Question

Suppose the equation for line A is given by 12x=9y+27. If line A and B are perpendicular and the point (16,-12) lies on line B, then write the equation for line B

Answer

**step1** Understanding the Problem and Line A's Equation

The problem asks for the equation of Line B. We are given the equation for Line A, the relationship between Line A and Line B (they are perpendicular), and a point that lies on Line B. To find the equation of Line B, we first need to determine its slope, which can be derived from the slope of Line A.

**step2** Finding the Slope of Line A

The equation for Line A is given as $$12x = 9y + 27$$. To find its slope, we need to rearrange this equation into the slope-intercept form, which is $$y = mx + b$$, where $$m$$ is the slope and $$b$$ is the y-intercept.
First, we isolate the term with $$y$$:
$$9y = 12x - 27$$
Next, we divide all terms by 9 to solve for $$y$$:
$$y = \frac{12x}{9} - \frac{27}{9}$$
Simplify the fractions:
$$y = \frac{4}{3}x - 3$$
From this equation, we can identify the slope of Line A, denoted as $$m_A$$, which is $$\frac{4}{3}$$.

**step3** Finding the Slope of Line B

We are told that Line A and Line B are perpendicular. For two non-vertical lines, if they are perpendicular, the product of their slopes is -1. This means the slope of one line is the negative reciprocal of the slope of the other.
Let $$m_B$$ be the slope of Line B.
The relationship is $$m_A \times m_B = -1$$.
We found $$m_A = \frac{4}{3}$$.
So, $$\frac{4}{3} \times m_B = -1$$.
To find $$m_B$$, we multiply both sides by the reciprocal of $$\frac{4}{3}$$, which is $$\frac{3}{4}$$, and negate it:
$$m_B = -\frac{1}{\frac{4}{3}}$$
$$m_B = -\frac{3}{4}$$
Thus, the slope of Line B is $$-\frac{3}{4}$$.

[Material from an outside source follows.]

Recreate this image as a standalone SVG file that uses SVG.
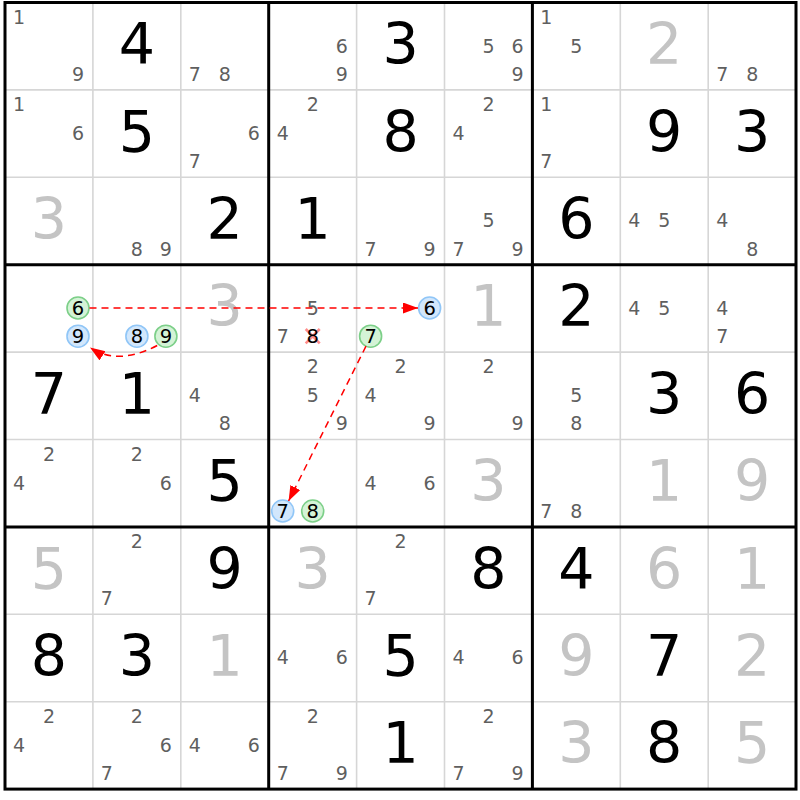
<svg xmlns="http://www.w3.org/2000/svg" width="800" height="800" viewBox="0 0 800 800">
<style>
text{font-family:"DejaVu Sans","Liberation Sans",sans-serif;text-anchor:middle}
.b{font-size:57px;fill:#000}
.s{font-size:57px;fill:#c4c4c4}
.c{font-size:19px;fill:#5f5f5f}
.k{font-size:19.5px;fill:#000}
.thin{stroke:#d6d6d6;stroke-width:1.6}
.thick{stroke:#000;stroke-width:3}
.cb{fill:#d2e7fc;stroke:#90c6f7;stroke-width:1.6}
.cg{fill:#d4f3d6;stroke:#7ccf88;stroke-width:1.6}
.x{stroke:#ff8080;stroke-width:2.6;opacity:0.9}
.arr{fill:none;stroke:#f00;stroke-width:1.5;stroke-dasharray:7 5}
</style>
<defs>
<marker id="ah" markerUnits="userSpaceOnUse" markerWidth="16" markerHeight="12" refX="15" refY="5.5" orient="auto">
<path d="M0,0 L15,5.5 L0,11 Z" fill="#f00"/>
</marker>
</defs>
<rect width="800" height="800" fill="#fff"/>
<g id="grid">
<path class="thin" d="M92.9,2.5V789.1M180.8,2.5V789.1M356.6,2.5V789.1M444.5,2.5V789.1M620.3,2.5V789.1M708.2,2.5V789.1M5,89.9H796M5,177.3H796M5,352.1H796M5,439.5H796M5,614.3H796M5,701.7H796"/>
<path class="thick" d="M268.7,2.5V789.1M532.4,2.5V789.1M5,264.7H796M5,526.9H796"/>
<rect class="thick" x="5" y="2.5" width="791" height="786.6" fill="none"/>
</g>
<g id="r0c0"><text class="c" x="19" y="23.8">1</text><text class="c" x="78" y="80.8">9</text></g>
<g id="r0c1"><text class="b" x="136.85" y="64.2">4</text></g>
<g id="r0c2"><text class="c" x="194.8" y="80.8">7</text><text class="c" x="224.8" y="80.8">8</text></g>
<g id="r0c3"><text class="c" x="341.7" y="52.6">6</text><text class="c" x="341.7" y="80.8">9</text></g>
<g id="r0c4"><text class="b" x="400.55" y="64.2">3</text></g>
<g id="r0c5"><text class="c" x="488.5" y="52.6">5</text><text class="c" x="517.5" y="52.6">6</text><text class="c" x="517.5" y="80.8">9</text></g>
<g id="r0c6"><text class="c" x="546.4" y="23.8">1</text><text class="c" x="576.4" y="52.6">5</text></g>
<g id="r0c7"><text class="s" x="664.25" y="64.2">2</text></g>
<g id="r0c8"><text class="c" x="722.2" y="80.8">7</text><text class="c" x="752.2" y="80.8">8</text></g>

<g id="r1c0"><text class="c" x="19" y="111.2">1</text><text class="c" x="78" y="140">6</text></g>
<g id="r1c1"><text class="b" x="136.85" y="151.6">5</text></g>
<g id="r1c2"><text class="c" x="253.8" y="140">6</text><text class="c" x="194.8" y="168.2">7</text></g>
<g id="r1c3"><text class="c" x="312.7" y="111.2">2</text><text class="c" x="282.7" y="140">4</text></g>
<g id="r1c4"><text class="b" x="400.55" y="151.6">8</text></g>
<g id="r1c5"><text class="c" x="488.5" y="111.2">2</text><text class="c" x="458.5" y="140">4</text></g>
<g id="r1c6"><text class="c" x="546.4" y="111.2">1</text><text class="c" x="546.4" y="168.2">7</text></g>
<g id="r1c7"><text class="b" x="664.25" y="151.6">9</text></g>
<g id="r1c8"><text class="b" x="752.15" y="151.6">3</text></g>

<g id="r2c0"><text class="s" x="48.95" y="239">3</text></g>
<g id="r2c1"><text class="c" x="136.9" y="255.6">8</text><text class="c" x="165.9" y="255.6">9</text></g>
<g id="r2c2"><text class="b" x="224.75" y="239">2</text></g>
<g id="r2c3"><text class="b" x="312.65" y="239">1</text></g>
<g id="r2c4"><text class="c" x="370.6" y="255.6">7</text><text class="c" x="429.6" y="255.6">9</text></g>
<g id="r2c5"><text class="c" x="488.5" y="227.4">5</text><text class="c" x="458.5" y="255.6">7</text><text class="c" x="517.5" y="255.6">9</text></g>
<g id="r2c6"><text class="b" x="576.35" y="239">6</text></g>
<g id="r2c7"><text class="c" x="634.3" y="227.4">4</text><text class="c" x="664.3" y="227.4">5</text></g>
<g id="r2c8"><text class="c" x="722.2" y="227.4">4</text><text class="c" x="752.2" y="255.6">8</text></g>

<g id="r3c0"><circle class="cg" cx="78" cy="308" r="11"/><text class="k" x="78" y="315">6</text><circle class="cb" cx="78" cy="336.2" r="11"/><text class="k" x="78" y="343.2">9</text></g>
<g id="r3c1"><circle class="cb" cx="136.9" cy="336.2" r="11"/><text class="k" x="136.9" y="343.2">8</text><circle class="cg" cx="165.9" cy="336.2" r="11"/><text class="k" x="165.9" y="343.2">9</text></g>
<g id="r3c2"><text class="s" x="224.75" y="326.4">3</text></g>
<g id="r3c3"><text class="c" x="312.7" y="314.8">5</text><text class="c" x="282.7" y="343">7</text><path class="x" d="M305.7,329L319.7,343.4M319.7,329L305.7,343.4"/><text class="k" x="312.7" y="343.2">8</text></g>
<g id="r3c4"><circle class="cb" cx="429.6" cy="308" r="11"/><text class="k" x="429.6" y="315">6</text><circle class="cg" cx="370.6" cy="336.2" r="11"/><text class="k" x="370.6" y="343.2">7</text></g>
<g id="r3c5"><text class="s" x="488.45" y="326.4">1</text></g>
<g id="r3c6"><text class="b" x="576.35" y="326.4">2</text></g>
<g id="r3c7"><text class="c" x="634.3" y="314.8">4</text><text class="c" x="664.3" y="314.8">5</text></g>
<g id="r3c8"><text class="c" x="722.2" y="314.8">4</text><text class="c" x="722.2" y="343">7</text></g>

<g id="r4c0"><text class="b" x="48.95" y="413.8">7</text></g>
<g id="r4c1"><text class="b" x="136.85" y="413.8">1</text></g>
<g id="r4c2"><text class="c" x="194.8" y="402.2">4</text><text class="c" x="224.8" y="430.4">8</text></g>
<g id="r4c3"><text class="c" x="312.7" y="373.4">2</text><text class="c" x="312.7" y="402.2">5</text><text class="c" x="341.7" y="430.4">9</text></g>
<g id="r4c4"><text class="c" x="400.6" y="373.4">2</text><text class="c" x="370.6" y="402.2">4</text><text class="c" x="429.6" y="430.4">9</text></g>
<g id="r4c5"><text class="c" x="488.5" y="373.4">2</text><text class="c" x="517.5" y="430.4">9</text></g>
<g id="r4c6"><text class="c" x="576.4" y="402.2">5</text><text class="c" x="576.4" y="430.4">8</text></g>
<g id="r4c7"><text class="b" x="664.25" y="413.8">3</text></g>
<g id="r4c8"><text class="b" x="752.15" y="413.8">6</text></g>

<g id="r5c0"><text class="c" x="49" y="460.8">2</text><text class="c" x="19" y="489.6">4</text></g>
<g id="r5c1"><text class="c" x="136.9" y="460.8">2</text><text class="c" x="165.9" y="489.6">6</text></g>
<g id="r5c2"><text class="b" x="224.75" y="501.2">5</text></g>
<g id="r5c3"><circle class="cb" cx="282.7" cy="511" r="11"/><text class="k" x="282.7" y="518">7</text><circle class="cg" cx="312.7" cy="511" r="11"/><text class="k" x="312.7" y="518">8</text></g>
<g id="r5c4"><text class="c" x="370.6" y="489.6">4</text><text class="c" x="429.6" y="489.6">6</text></g>
<g id="r5c5"><text class="s" x="488.45" y="501.2">3</text></g>
<g id="r5c6"><text class="c" x="546.4" y="517.8">7</text><text class="c" x="576.4" y="517.8">8</text></g>
<g id="r5c7"><text class="s" x="664.25" y="501.2">1</text></g>
<g id="r5c8"><text class="s" x="752.15" y="501.2">9</text></g>

<g id="r6c0"><text class="s" x="48.95" y="588.6">5</text></g>
<g id="r6c1"><text class="c" x="136.9" y="548.2">2</text><text class="c" x="106.9" y="605.2">7</text></g>
<g id="r6c2"><text class="b" x="224.75" y="588.6">9</text></g>
<g id="r6c3"><text class="s" x="312.65" y="588.6">3</text></g>
<g id="r6c4"><text class="c" x="400.6" y="548.2">2</text><text class="c" x="370.6" y="605.2">7</text></g>
<g id="r6c5"><text class="b" x="488.45" y="588.6">8</text></g>
<g id="r6c6"><text class="b" x="576.35" y="588.6">4</text></g>
<g id="r6c7"><text class="s" x="664.25" y="588.6">6</text></g>
<g id="r6c8"><text class="s" x="752.15" y="588.6">1</text></g>

<g id="r7c0"><text class="b" x="48.95" y="676">8</text></g>
<g id="r7c1"><text class="b" x="136.85" y="676">3</text></g>
<g id="r7c2"><text class="s" x="224.75" y="676">1</text></g>
<g id="r7c3"><text class="c" x="282.7" y="664.4">4</text><text class="c" x="341.7" y="664.4">6</text></g>
<g id="r7c4"><text class="b" x="400.55" y="676">5</text></g>
<g id="r7c5"><text class="c" x="458.5" y="664.4">4</text><text class="c" x="517.5" y="664.4">6</text></g>
<g id="r7c6"><text class="s" x="576.35" y="676">9</text></g>
<g id="r7c7"><text class="b" x="664.25" y="676">7</text></g>
<g id="r7c8"><text class="s" x="752.15" y="676">2</text></g>

<g id="r8c0"><text class="c" x="49" y="723">2</text><text class="c" x="19" y="751.8">4</text></g>
<g id="r8c1"><text class="c" x="136.9" y="723">2</text><text class="c" x="165.9" y="751.8">6</text><text class="c" x="106.9" y="780">7</text></g>
<g id="r8c2"><text class="c" x="194.8" y="751.8">4</text><text class="c" x="253.8" y="751.8">6</text></g>
<g id="r8c3"><text class="c" x="312.7" y="723">2</text><text class="c" x="282.7" y="780">7</text><text class="c" x="341.7" y="780">9</text></g>
<g id="r8c4"><text class="b" x="400.55" y="763.4">1</text></g>
<g id="r8c5"><text class="c" x="488.5" y="723">2</text><text class="c" x="458.5" y="780">7</text><text class="c" x="517.5" y="780">9</text></g>
<g id="r8c6"><text class="s" x="576.35" y="763.4">3</text></g>
<g id="r8c7"><text class="b" x="664.25" y="763.4">8</text></g>
<g id="r8c8"><text class="s" x="752.15" y="763.4">5</text></g>

<g id="connectors">
<path class="arr" d="M89.5,308H418" marker-end="url(#ah)"/>
<path class="arr" d="M157.2,345.5Q118,366 90,347.5" marker-end="url(#ah)"/>
<path class="arr" d="M366,346.2L288.6,501" marker-end="url(#ah)"/>
</g>
</svg>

**step4** Writing the Equation of Line B using Point-Slope Form

We now have the slope of Line B, $$m_B = -\frac{3}{4}$$, and a point on Line B, $$(x_1, y_1) = (16, -12)$$. We can use the point-slope form of a linear equation, which is $$y - y_1 = m(x - x_1)$$.
Substitute the values of $$m_B$$, $$x_1$$, and $$y_1$$ into the formula:
$$y - (-12) = -\frac{3}{4}(x - 16)$$
Simplify the equation:
$$y + 12 = -\frac{3}{4}x + \left(-\frac{3}{4}\right)(-16)$$
$$y + 12 = -\frac{3}{4}x + \frac{3 \times 16}{4}$$
$$y + 12 = -\frac{3}{4}x + \frac{48}{4}$$
$$y + 12 = -\frac{3}{4}x + 12$$
Finally, to get the equation in slope-intercept form ($$y = mx + b$$), subtract 12 from both sides of the equation:
$$y = -\frac{3}{4}x + 12 - 12$$
$$y = -\frac{3}{4}x$$
The equation for Line B is $$y = -\frac{3}{4}x$$.